In disparte quanto sopra già argomentato in punto di inammissibilità del dedotto vizio di disparità di trattamento, la censura è del tutto infondata. Le procedura messe a confronto non sono omogenee, anche i titoli valutabili sono in parte diversi e, sopratutto, esse si riferiscono a periodi temporali diversi, distanziandosi di circa un anno e mezzo l’una dall’altra, ciò che ben può avere influito (in ragione del maggior lasso di tempo che ha preceduto la valutazione ISSMI ed in assenza di elementi indiziari o probatori di segno diverso) sul punteggio ed il posizionamento in graduatoria ISSMI di entrambi gli ufficiali.

Il ricorrente sostiene anche che il punteggio di 27,20 sia incoerente rispetto alle precedenti valutazioni del proprio percorso di carriera.

La censura non ha pregio.

Il ricorrente è stato giudicato per l’avanzamento ad un grado più elevato, sicché del tutto inconferenti s’appalesano i raffronti evocati con precedenti valutazioni trattandosi di giudizi riferiti a gradi militari diversi, basati su percorsi di carriera non omogenei, preordinati a valutare il militare per l’attitudine ad assumere un ruolo connotato da maggiori responsabilità siccome implicante l’esercizio di funzioni nuove e più complesse di quelle proprie dei gradi inferiori, perciò funzionalmente ed ontologicamente incomparabile con quelli resi in precedenza da altre commissioni.

Il ricorso, per quanto sopra esposto, è infondato e va, perciò, respinto.

Le spese processuali e di giustizia, liquidate in dispositivo, seguono la soccombenza e sono poste in favore del Ministero della Difesa.

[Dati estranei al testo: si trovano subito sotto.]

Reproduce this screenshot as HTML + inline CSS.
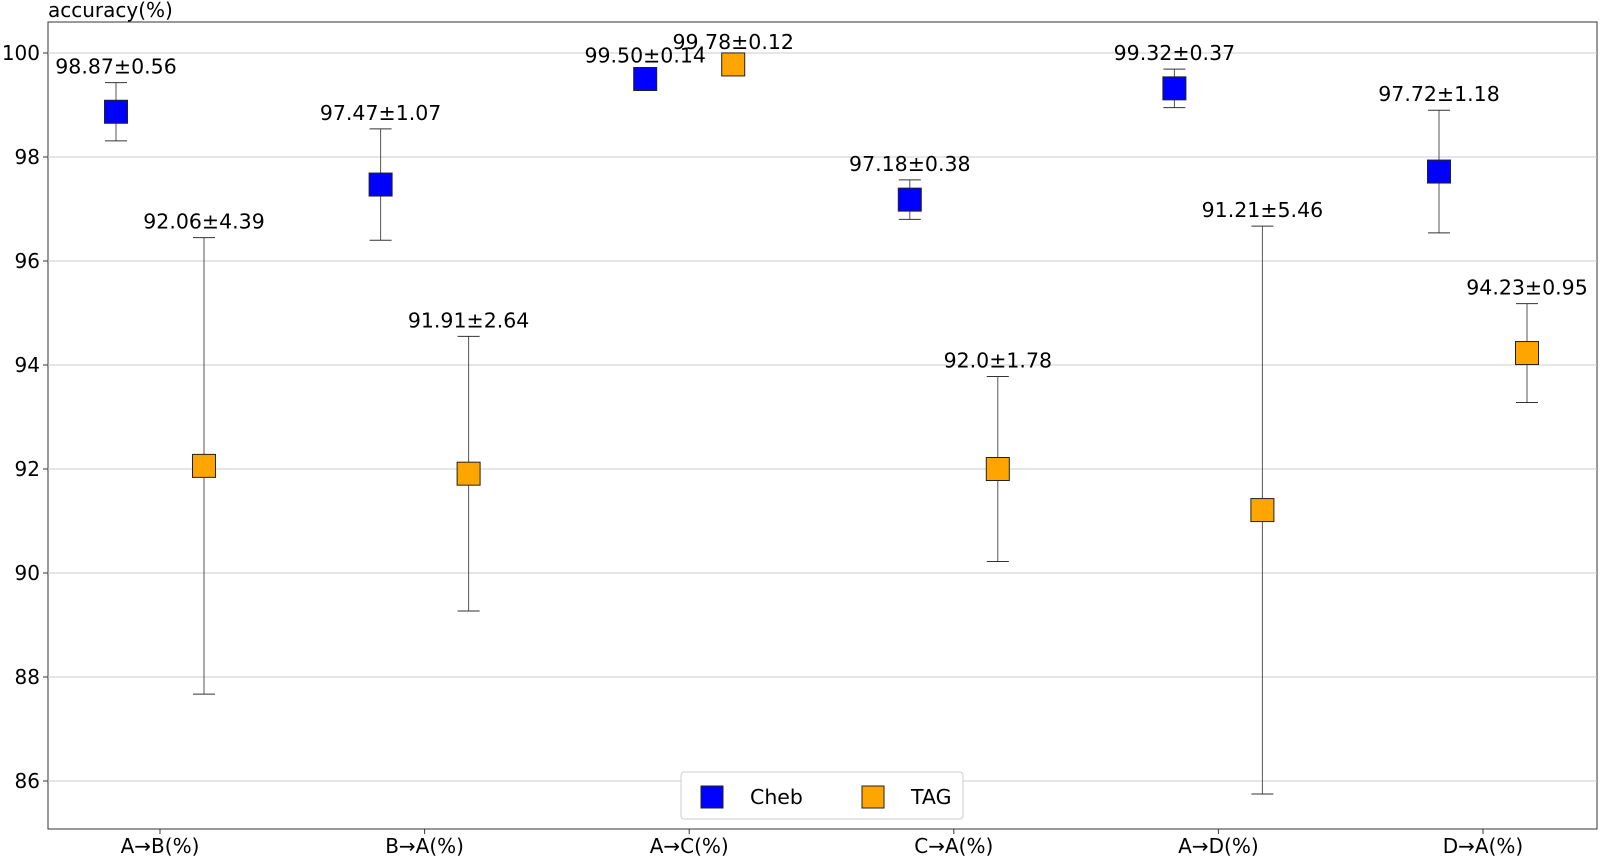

Nulla si dispone, invece, nei confronti dei controinteressati evocati in giudizio siccome non costituitisi.
P.Q.M.

definitivamente pronunciando sul ricorso, come in epigrafe proposto, lo respinge.

Condanna il ricorrente al pagamento delle spese processuali in favore del Ministero della Difesa che si liquidano in Euro 1.500,00.

Nulla spese nei confronti dei controinteressati E. e C..

Ordina che la presente sentenza sia eseguita dall’autorità amministrativa.

Testo non ufficiale. La sola stampa del bollettino ufficiale ha carattere legale.